I’m sure anyone who’s glanced at the news over this past week or so has noticed that a bipartisan budget deal has passed both the House and the Senate. We avoided another shutdown. Big yays all around. There is definitely cause for celebration, and means that at least Congress can pretend to work together for a minute.
However, if you care about health, young people, education, separation of church and state, or good public policy, a specific provision in the budget deal may be frustrating for you. I find it frustrating, to say the least.
Now, I’m sure there are several other provisions within this budget that will make me cranky when they come to light. But thanks to reporting by Talking Points Memo and others, we now know that abstinence-only education is not entirely dead and gone. And not only is it alive and kicking, it may receive $250 million in federal funding over 5 years (if appropriated), thanks to a sneaky effort by Sen. Orrin Hatch (R-Utah) to tack it onto the Affordable Care Act.
So, why do we care that ideologues continue to push for funding to abstinence-only programs when we know that it doesn’t work? The same reason that 9 Democrats have introduced the “Repealing Ineffective and Incomplete Abstinence-Only Program Funding Act of 2013” – because it’s a waste of money and we’ve spent over $1.75 billion on it since 1996.
Oh, and also… “Abstinence-only-until-marriage programs have been discredited by a wide body of evidence, including a Congressionally-mandated study in 2007.” That too.

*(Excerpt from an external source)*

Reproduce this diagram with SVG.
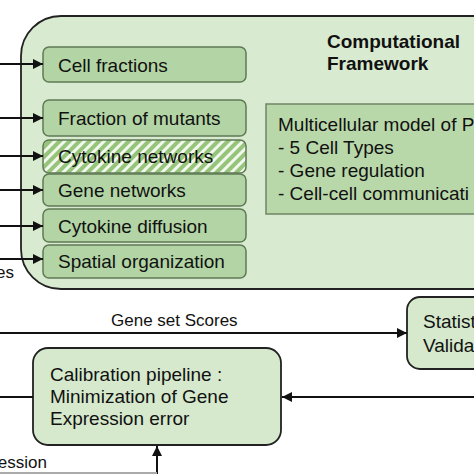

We should be worried about the fact that ab-only could continue to receive federal funds for two reasons:
- The negative health outcomes from ab-only education are particularly burdensome for girls and young women. This isn’t rocket science. A teen mom dealing with an unwanted pregnancy is the one dropping out of school, getting kicked out by her parents, working a minimum wage job to make ends meet, having to decide if she wants to access abortion services, applying for food stamps (which were recently cut in a related budget deal), and a host of other complex challenges. Young women experience the “you play, you pay” message of ab-only education when it fails them.
- Comprehensive sexuality education works. And on the funny flip side (and by funny, I mean tear your hair out ridiculous and enraging…), comprehensive sexuality education is proven to help young people make healthy, informed choices about their sexual lives, including whether or not to abstain. In fact, the evidence shows that when young people have information and resource, they choose to abstain longer and when they do begin having sex, they do so with information about contraception, dating violence and other sexual health facts like how to prevent STIs and HIV.
Let’s make sure this is clear: Ab-only education puts young people at risk. This is not news. Back in 2002 (yep, over 10 years ago…) research began stacking up from the Guttmacher Institute and others that explains why teen pregnancy rates are higher in the US than in other countries.
[…] the United States is the only country with formal policies directing state and federal funds toward educational programs that have as their sole purpose the promotion of abstinence. Over one-third (35%) of all local U.S. school districts that have policies on sexuality education require that abstinence be taught as the only appropriate option for unmarried people and that contraception either be presented as ineffective in preventing pregnancy or not be covered at all. Among school districts in the South—where birthrates are significantly higher than the national average—that proportion is 55%.
And in fact, 23 states + the District of Columbia stopped accepting ab-only funds to date because the ab-only programs were discovered to be a waste of money. You couldn’t PAY states to teach their kids ab-only, versus taking a comprehensive approach.
In the time of tightly guarded purse strings and budget cuts, there’s no reason to spend $250 million on bad policy. In the words of Harvey V. Fineberg, President of the Institute of Medicine in 2008, before the 110th Congress: “I believe public funds should support programs that are well grounded in evidence. By this standard, public financing and wide deployment of abstinence-only programs does not constitute sound fiscal or public health policy.”